Bible Commentaries

The People's Bible by Joseph Parker

Nahum

Book Overview - Nahum

by Joseph Parker

Nahum

(b.c720-698).

[Note.—"The Book of Nahum is a striking illustration of the moral use of prophecy, of its fitness to console (so the name of the prophet implies) the believer, and strengthen him for present duties. Of Nahum himself, nothing is known, except that he belonged to Elkosh, a place now unrecognised, but which Jerome (who lived a thousand years afterwards) asserts to have belonged to Galilee. He probably prophesied in Judah, after the ten tribes had been carried captive, and between the two invasions of Sennacherib.
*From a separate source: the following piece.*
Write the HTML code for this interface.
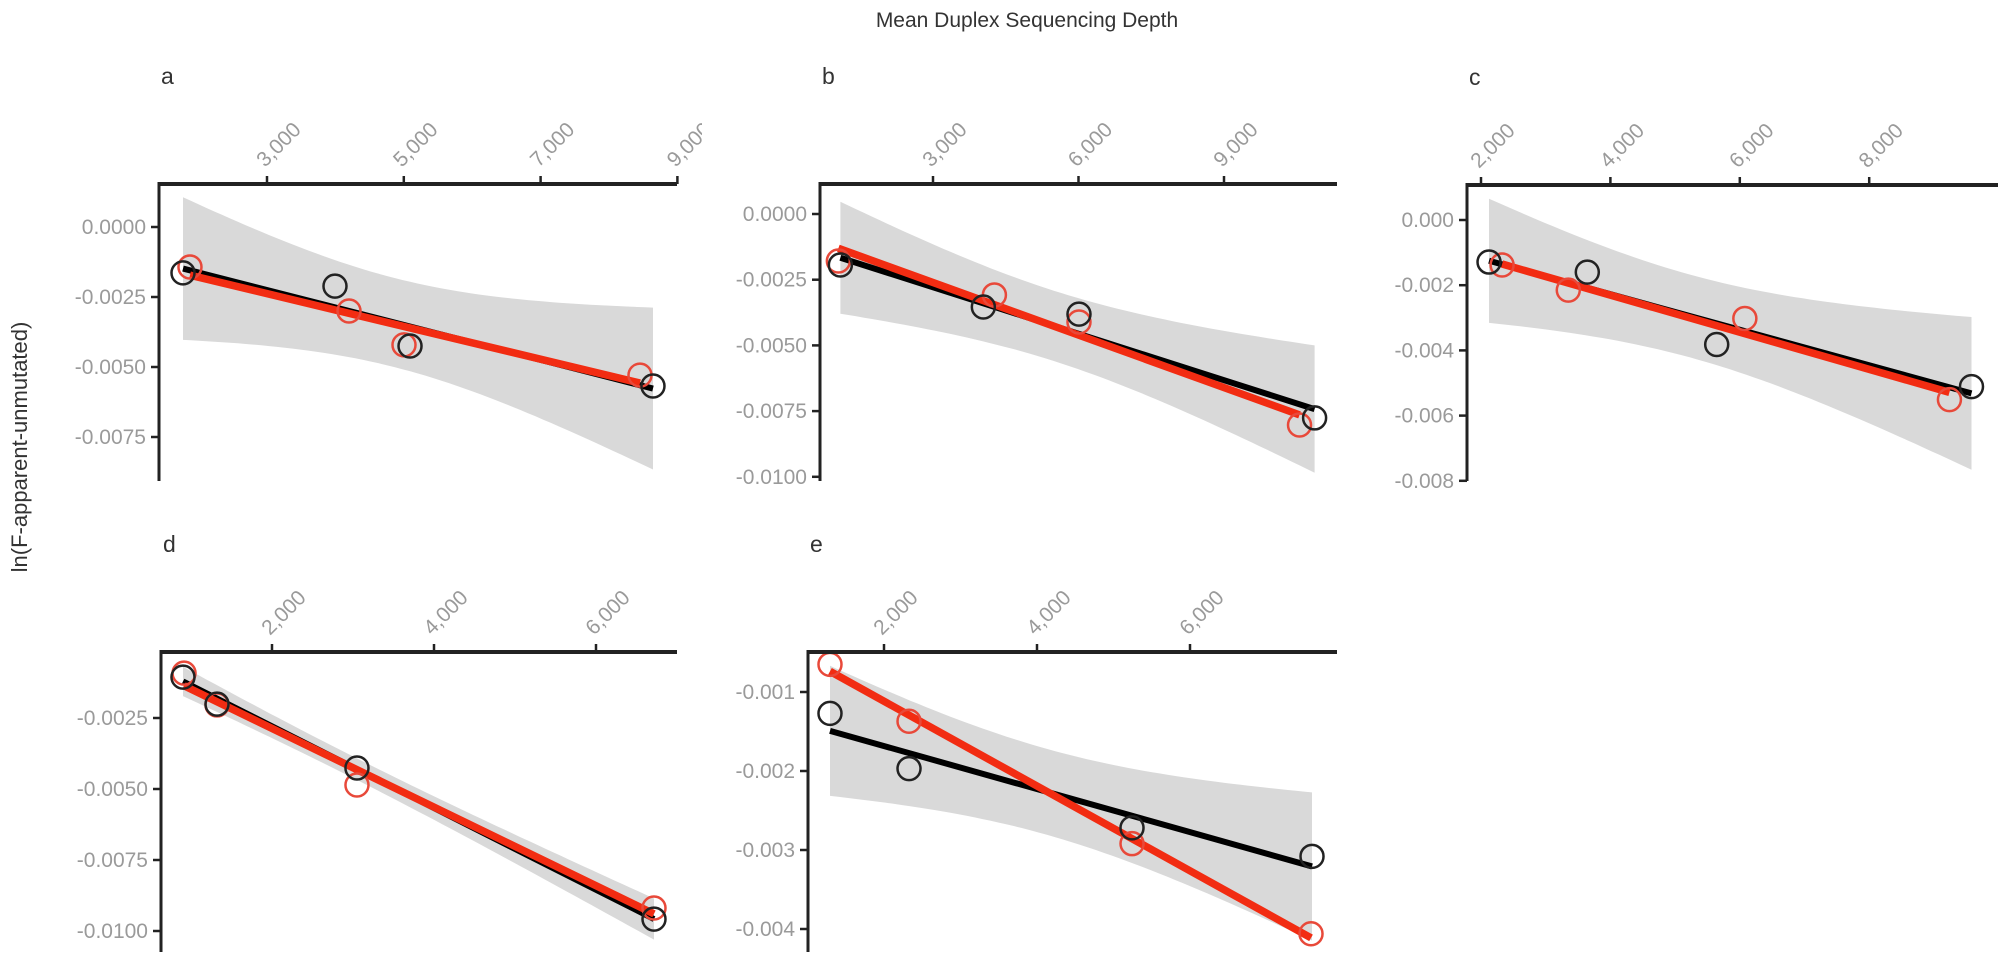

At this period of perplexity, when the overthrow of Samaria must have suggested to Judah many fears for her own safety, when Jerusalem had been drained of its treasure by Hezekiah, in the vain hope of turning away the fury of Sennacherib, and when distant rumours of the conquest of part of Egypt added still more to the general dismay, the prophet is raised up to reveal the power and tenderness of Jehovah ( Nahum 1:1-8), to foretell the subversion of the Assyrian empire ( Nahum 1:9-12), the death of Sennacherib, and the deliverance of Hezekiah ( Nahum 1:13-15). The destruction of Nineveh is then predicted in the most glowing colours, and with singular minuteness; and profane history tells us that these predictions have been literally fulfilled."—Angus"s Bible Handbook.]